RIGHT LIVELIHOOD: A UNIVERSAL GOAL
The Acceptance Speech by Swami Agnivesh, India.
Hon'ble Mr. Speaker and distinguished friends,
I consider it a special privilege to be honoured through the Right Livelihood Award, respected globally as the "Alternate Nobel Prize". I would like to thank the Right Livelihood Award Foundation for finding me worthy of this unique recognition.
I welcome this not just as a distinction conferred on me personally, but as a global recognition of a spiritual mission that I had the privilege to share with people of many faiths and cultures over the last four decades specially with Islamic scholar activist Dr. Asgar Ali Engineer and a Christian priest of renown Rev. Valson Thampu and a spiritual activist from Australia Alison Cameron and millions of children world over. Additionally, it is a tribute to the unique spiritual genius of India that breeds a composite culture of harmony and mutual respect. Sadly, this has come under assault from organized vested interests in recent times. But the soul of India spoke against it in decisive terms through the idiom of democracy recently. And I feel a sense of legitimate pride about the spiritual goodness of my people who have reasserted our shared spirituality and rejected parochial and sectarian agendas and advocacies.
I see this is an occasion to share with you, albeit briefly, the essence of my spiritual vision and mission. To me, the essence of spirituality is the duty to live to its full the glorious destiny of being human. The business of religion is to empower all people in this adventure of living with dignity and fulfillment. Sadly, the spiritual core of all religions has decayed and the competitive agendas of ghettoized religious establishments have become a blatant contradiction of their spiritual mandate. Religions have become a hindrance, rather than a help, to our shared pursuit of peace and progress. They tend to make us meaner rather than better human beings, less sensitive to the demands of justice, compassion and fellow humanity in our times. This is regrettable in the extreme.

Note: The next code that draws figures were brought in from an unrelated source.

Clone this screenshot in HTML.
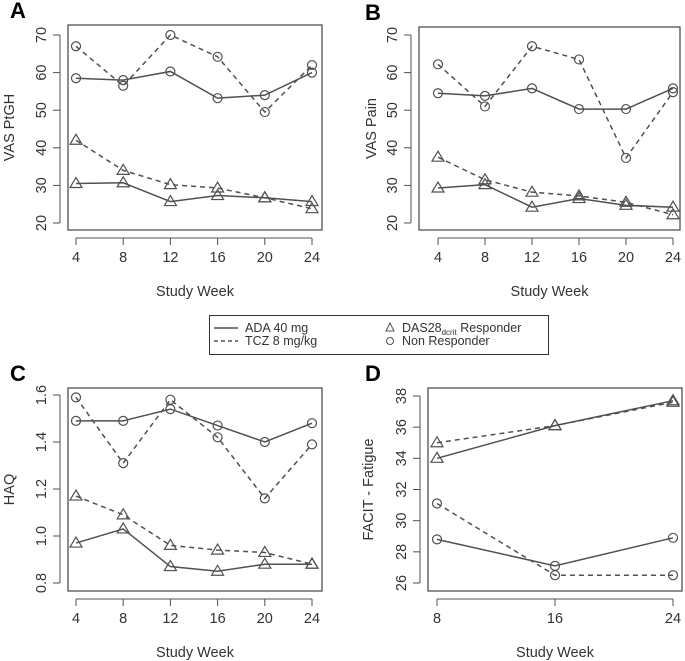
<!DOCTYPE html>
<html><head><meta charset="utf-8"><style>
body{margin:0;background:#fff;}
svg{display:block;font-family:"Liberation Sans",Arial,sans-serif;}
</style></head><body>
<svg id="c" width="685" height="661" viewBox="0 0 685 661" xmlns="http://www.w3.org/2000/svg"></svg>
<script>
const weeksABC = [4, 8, 12, 16, 20, 24];
const weeksD = [8, 16, 24];
const aAdaNR = [58.5, 58, 60.3, 53.2, 54, 60];
const aTczNR = [67, 56.5, 70, 64.2, 49.5, 62];
const aAdaR = [30.5, 30.7, 25.7, 27.3, 26.7, 25.7];
const aTczR = [42, 34, 30.2, 29.3, 26.7, 23.8];
const bAdaNR = [54.5, 53.8, 55.8, 50.3, 50.3, 55.8];
const bTczNR = [62.2, 51, 67, 63.5, 37.3, 54.8];
const bAdaR = [29.3, 30.2, 24.2, 26.5, 24.7, 24.2];
const bTczR = [37.5, 31.5, 28.2, 27.2, 25.5, 22.2];
const cAdaNR = [1.49, 1.49, 1.54, 1.47, 1.40, 1.48];
const cTczNR = [1.59, 1.31, 1.58, 1.42, 1.16, 1.39];
const cAdaR = [0.97, 1.03, 0.87, 0.85, 0.88, 0.88];
const cTczR = [1.17, 1.09, 0.96, 0.94, 0.93, 0.88];
const dAdaR = [34, 36.1, 37.7];
const dTczR = [35, 36.1, 37.6];
const dAdaNR = [28.8, 27.1, 28.9];
const dTczNR = [31.1, 26.5, 26.5];
const yTicksAB = [20, 30, 40, 50, 60, 70];
const yTicksC = ["0.8", "1.0", "1.2", "1.4", "1.6"];
const yTicksD = [26, 28, 30, 32, 34, 36, 38];

const svg = document.getElementById('c');
const NS = 'http://www.w3.org/2000/svg';
const COL = '#505050';
function mk(tag, attrs, parent) {
  const e = document.createElementNS(NS, tag);
  for (const k in attrs) e.setAttribute(k, attrs[k]);
  (parent || svg).appendChild(e);
  return e;
}
function panel(p) {
  const g = mk('g', {});
  
  
  const sx = v => p.x0 + (v - p.xd[0]) / (p.xd[1] - p.xd[0]) * (p.x1 - p.x0);
  const sy = v => p.y0 + (v - p.yd[0]) / (p.yd[1] - p.yd[0]) * (p.y1 - p.y0);
  const box = mk('rect', {x: p.bx0, y: p.by0, width: p.bx1 - p.bx0, height: p.by1 - p.by0, fill: 'none', stroke: COL, 'stroke-width': 1.3}, g);
  
  
  const lt = mk('text', {x: p.lx, y: p.by0 - 7, 'font-size': 22, 'font-weight': 'bold', fill: '#000'}, g);
  lt.textContent = p.id.toUpperCase();
  
  
  mk('line', {x1: sx(p.xs[0]), x2: sx(p.xs[p.xs.length - 1]), y1: p.by1 + 8, y2: p.by1 + 8, stroke: COL}, g);
  p.xs.forEach(v => {
    mk('line', {x1: sx(v), x2: sx(v), y1: p.by1 + 8, y2: p.by1 + 15, stroke: COL}, g);
    const t = mk('text', {x: sx(v), y: p.by1 + 32, 'font-size': 14.5, 'text-anchor': 'middle', fill: '#333'}, g);
    t.textContent = v;
    
    
  });
  const xt = mk('text', {x: (p.bx0 + p.bx1) / 2, y: p.by1 + 66, 'font-size': 14.5, 'text-anchor': 'middle', fill: '#333'}, g);
  xt.textContent = 'Study Week';
  
  
  const ys = p.ys.map(Number);
  mk('line', {x1: p.bx0 - 8, x2: p.bx0 - 8, y1: sy(ys[0]), y2: sy(ys[ys.length - 1]), stroke: COL}, g);
  p.ys.forEach(v => {
    const y = sy(Number(v));
    mk('line', {x1: p.bx0 - 15, x2: p.bx0 - 8, y1: y, y2: y, stroke: COL}, g);
    const tx = p.bx0 - 22;
    const t = mk('text', {x: tx, y: y, 'font-size': 14.5, 'text-anchor': 'middle', fill: '#333', transform: `rotate(-90 ${tx} ${y})`}, g);
    t.textContent = v;
    
    
  });
  const yc = (p.by0 + p.by1) / 2;
  const yt = mk('text', {x: p.ylx, y: yc, 'font-size': 14.5, 'text-anchor': 'middle', fill: '#333', transform: `rotate(-90 ${p.ylx} ${yc})`}, g);
  yt.textContent = p.ylabel;
  
  
  p.series.forEach(s => {
    const pts = s.v.map((v, i) => [sx(p.xs[i]), sy(v)]);
    const pl = mk('polyline', {points: pts.map(q => q.join(',')).join(' '), fill: 'none', stroke: COL, 'stroke-width': 1.5, 'stroke-dasharray': s.dash ? '5,4' : 'none'}, g);
    
    
    pts.forEach(q => {
      let m;
      if (s.tri) m = mk('polygon', {points: `${q[0]},${q[1] - 6} ${q[0] - 6},${q[1] + 4} ${q[0] + 6},${q[1] + 4}`, fill: 'none', stroke: COL, 'stroke-width': 1.2}, g);
      else m = mk('circle', {cx: q[0], cy: q[1], r: 4.5, fill: 'none', stroke: COL, 'stroke-width': 1.2}, g);
      
      
    });
  });
}
panel({id: 'a', lx: 10, bx0: 68, bx1: 322, by0: 25, by1: 230, x0: 76, x1: 312, xd: [4, 24], y0: 223, y1: 35, yd: [20, 70], xs: weeksABC, ys: yTicksAB, ylx: 14, ylabel: 'VAS PtGH',
  series: [{v: aAdaNR, name: 'ada-nonresponder'}, {v: aTczNR, dash: 1, name: 'tcz-nonresponder'}, {v: aAdaR, tri: 1, name: 'ada-responder'}, {v: aTczR, tri: 1, dash: 1, name: 'tcz-responder'}]});
panel({id: 'b', lx: 365, bx0: 419, bx1: 680, by0: 27, by1: 230, x0: 438, x1: 673, xd: [4, 24], y0: 223, y1: 35, yd: [20, 70], xs: weeksABC, ys: yTicksAB, ylx: 376, ylabel: 'VAS Pain',
  series: [{v: bAdaNR, name: 'ada-nonresponder'}, {v: bTczNR, dash: 1, name: 'tcz-nonresponder'}, {v: bAdaR, tri: 1, name: 'ada-responder'}, {v: bTczR, tri: 1, dash: 1, name: 'tcz-responder'}]});
panel({id: 'c', lx: 10, bx0: 68, bx1: 322, by0: 388, by1: 591, x0: 76, x1: 312, xd: [4, 24], y0: 583, y1: 395, yd: [0.8, 1.6], xs: weeksABC, ys: yTicksC, ylx: 14, ylabel: 'HAQ',
  series: [{v: cAdaNR, name: 'ada-nonresponder'}, {v: cTczNR, dash: 1, name: 'tcz-nonresponder'}, {v: cAdaR, tri: 1, name: 'ada-responder'}, {v: cTczR, tri: 1, dash: 1, name: 'tcz-responder'}]});
panel({id: 'd', lx: 365, bx0: 428, bx1: 682, by0: 388, by1: 591, x0: 437, x1: 673, xd: [8, 24], y0: 583, y1: 396, yd: [26, 38], xs: weeksD, ys: yTicksD, ylx: 373, ylabel: 'FACIT - Fatigue',
  series: [{v: dAdaNR, name: 'ada-nonresponder'}, {v: dTczNR, dash: 1, name: 'tcz-nonresponder'}, {v: dAdaR, tri: 1, name: 'ada-responder'}, {v: dTczR, tri: 1, dash: 1, name: 'tcz-responder'}]});
</script>
<svg style="position:absolute;left:0;top:0" width="685" height="661">
  <rect x="209.5" y="315.5" width="339" height="39" fill="#fff" stroke="#333" stroke-width="1"/>
  <g>
    <line x1="214" x2="238" y1="328" y2="328" stroke="#505050" stroke-width="1.4"/>
    <text x="245" y="332" font-size="12.5" fill="#333" font-family="Liberation Sans, sans-serif">ADA 40 mg</text>
  </g>
  <g>
    <line x1="214" x2="238" y1="341" y2="341" stroke="#505050" stroke-width="1.4" stroke-dasharray="4,3"/>
    <text x="245" y="345" font-size="12.5" fill="#333" font-family="Liberation Sans, sans-serif">TCZ 8 mg/kg</text>
  </g>
  <g>
    <polygon points="390,323 386,331 394,331" fill="none" stroke="#505050"/>
    <text x="402" y="332" font-size="12.5" fill="#333" font-family="Liberation Sans, sans-serif">DAS28<tspan font-size="8" dy="3">dcrit</tspan><tspan dy="-3"> Responder</tspan></text>
  </g>
  <g>
    <circle cx="390" cy="341" r="3.5" fill="none" stroke="#505050"/>
    <text x="402" y="345" font-size="12.5" fill="#333" font-family="Liberation Sans, sans-serif">Non Responder</text>
  </g>
</svg>
</body></html>
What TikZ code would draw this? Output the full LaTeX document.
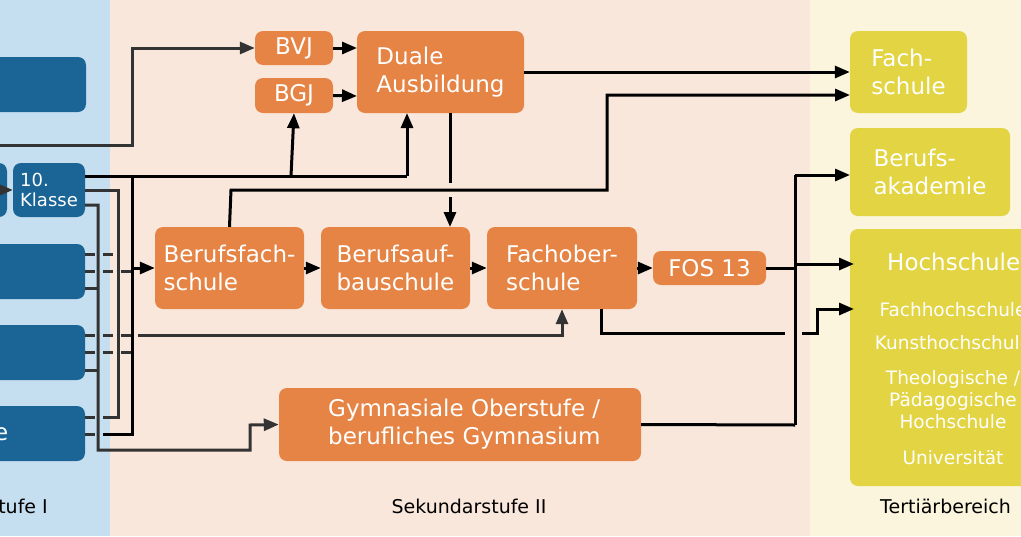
\documentclass[tikz,border=0pt]{standalone}
\usepackage{fontspec}
\setmainfont{DejaVu Sans}
\usetikzlibrary{arrows.meta}
\definecolor{bgb}{HTML}{C6DFF0}
\definecolor{bgo}{HTML}{F9E7DC}
\definecolor{bgy}{HTML}{FAF5DC}
\definecolor{cb}{HTML}{1A6496}
\definecolor{co}{HTML}{E58444}
\definecolor{cy}{HTML}{E3D443}
\definecolor{gl}{HTML}{333333}
\tikzset{
 box/.style={rounded corners=8pt,inner sep=0pt,text=white,font=\fontsize{23}{28}\selectfont},
 ob/.style={box,fill=co},
 bb/.style={box,fill=cb},
 yb/.style={box,fill=cy},
 ln/.style={line width=3pt,black},
 gln/.style={line width=3pt,gl},
 arr/.style={-{Triangle[length=15pt,width=12pt]}},
 lab/.style={font=\fontsize{19}{22}\selectfont,text=black},
}
\begin{document}
\begin{tikzpicture}[x=1pt,y=-1pt]
\useasboundingbox (0,0) rectangle (1021,536);
\fill[bgb] (0,0) rectangle (110,536);
\fill[bgo] (110,0) rectangle (810,536);
\fill[bgy] (810,0) rectangle (1021,536);
% blue boxes
\node[bb,minimum width=120,minimum height=55] (b1) at (26,84.5) {};
\node[bb,minimum width=40,minimum height=54] (b2) at (-13,190) {};
\node[bb,minimum width=72,minimum height=54,align=left,font=\fontsize{18}{20}\selectfont] (k10) at (49,190) {10.\\Klasse};
\node[bb,minimum width=120,minimum height=55] (b3) at (25,271.5) {};
\node[bb,minimum width=120,minimum height=55] (b4) at (25,352.5) {};
\node[bb,minimum width=120,minimum height=55] (b5) at (25,433.5) {};
\node[text=white,font=\fontsize{23}{28}\selectfont,anchor=west,inner sep=0] (b5t) at (-6,434) {e};
% orange
\node[ob,minimum width=78,minimum height=34] (bvj) at (294,48) {BVJ};
\node[ob,minimum width=78,minimum height=35] (bgj) at (294,95.5) {BGJ};
\node[ob,minimum width=167,minimum height=82,align=left] (dua) at (440.5,72) {Duale\\Ausbildung};
\node[ob,minimum width=149,minimum height=82,align=left] (bfs) at (229.5,268) {Berufsfach-\\schule};
\node[ob,minimum width=149,minimum height=82,align=left] (bas) at (395.5,268) {Berufsauf-\\bauschule};
\node[ob,minimum width=150,minimum height=82,align=left] (fos) at (562,268) {Fachober-\\schule};
\node[ob,minimum width=113,minimum height=34] (f13) at (709.5,268) {FOS 13};
\node[ob,minimum width=362,minimum height=73] (gym) at (460,424.5) {};
\node[text=white,font=\fontsize{23}{28}\selectfont,anchor=west,inner sep=0,align=left] (gymt) at (328,424.5) {Gymnasiale Oberstufe /\\berufliches Gymnasium};
% yellow
\node[yb,minimum width=117,minimum height=82,align=left] (fs) at (908.5,72) {Fach-\\schule};
\node[yb,minimum width=160,minimum height=88,align=left] (ba) at (930,172) {Berufs-\\akademie};
\node[yb,minimum width=190,minimum height=257] (hs) at (945,357.5) {};
\node[text=white,font=\fontsize{23}{28}\selectfont,anchor=west,inner sep=0] (hst) at (887,262) {Hochschule};
\begin{scope}[every node/.style={text=white,font=\fontsize{18.5}{22}\selectfont,inner sep=0,align=center}]
\node (h1) at (953,310) {Fachhochschule};
\node (h2) at (953,343) {Kunsthochschule};
\node (h3) at (953,400) {Theologische /\\Pädagogische\\Hochschule};
\node (h4) at (953,458) {Universität};
\end{scope}
% labels
\node[lab,anchor=east,inner sep=0] (l1) at (48,506) {tufe I};
\node[lab,inner sep=0] (l2) at (469,506) {Sekundarstufe II};
\node[lab,anchor=west,inner sep=0] (l3) at (880,506) {Tertiärbereich};
% connectors
\coordinate (c0) at (0,145);
\draw[gln,arr] (c0) -- (132,145) -- (132,48) -- (bvj.west);
\draw[ln,arr] (bvj.east) -- (357,48);
\draw[ln,arr] (bgj.east) -- (357,96);
\draw[ln,arr] (dua.east) -- (fs.west);
\draw[ln,arr] (bfs.north) -- (231,190) -- (607,190) -- (607,95) -- (850,95);
\draw[ln] (85,176) -- (407,176);
\draw[ln,arr] (291,176) -- (bgj.south);
\draw[ln,arr] (407,176) -- (407,113);
\draw[ln] (132,176) -- (132,434) -- (103,434);
\draw[ln,arr] (132,268) -- (bfs.west);
\draw[ln] (450,113) -- (450,183);
\draw[ln,arr] (450,197) -- (450,227);
\draw[ln,arr] (bfs.east) -- (bas.west);
\draw[ln,arr] (bas.east) -- (fos.west);
\draw[ln,arr] (fos.east) -- (f13.west);
\draw[ln] (f13.east) -- (795,268);
\draw[ln] (795,175) -- (795,425);
\draw[ln,arr] (795,175) -- (850,175);
\draw[ln,arr] (795,264) -- (854,264);
\draw[ln] (gym.east) -- (795,425);
\draw[ln] (601,309) -- (601,333) -- (785,333);
\draw[ln,arr] (802,333) -- (817,333) -- (817,309) -- (854,309);
\draw[gln,arr] (138,335) -- (562,335) -- (fos.south);
\draw[gln] (85,190) -- (118,190) -- (118,417) -- (103,417);
\draw[gln,arr] (85,205) -- (98,205) -- (98,450) -- (250,450) -- (250,425) -- (gym.west);
\draw[gln,arr] (0,190) -- (k10.west);
\begin{scope}[gln,dash pattern=on 10pt off 8pt]
\draw (85,254) -- (118,254);
\draw (85,271) -- (132,271);
\draw (85,335) -- (132,335);
\draw (85,352) -- (132,352);
\draw (85,417) -- (103,417);
\draw (85,434) -- (103,434);
\end{scope}
\draw[gln] (85,288) -- (98,288);
\draw[gln] (85,370) -- (98,370);
\end{tikzpicture}
\end{document}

Early enough in my spiritual pilgrimage it dawned on me that the ultimate value in this world is life in all its manifold forms and expressions. To that extent I want to emphasize that the focus on "right livelihood" needs to be centered on a commitment to value and celebrate life. Spiritually, life is a festival, a celebration. Joy is the essence of life; and, as per the Indian spiritual worldview, joy is the essence of God as well. The hall-mark of God is ananda, or pure bliss. Because we carry, deep within us, the imprint of the nature of our Creator, all human beings have a right, and duty, to be joyful. Anything that thwarts this spiritual human right is demonic. Spirituality mandates us to wage a relentless war to eradicate these forces of oppression and disempowerment. But joy is not merely a matter of obtaining some material advantages alone. Joy in fact is the result of the right relationship between the Creator and the whole of creation. Spirituality defines, directs and empowers that relationship.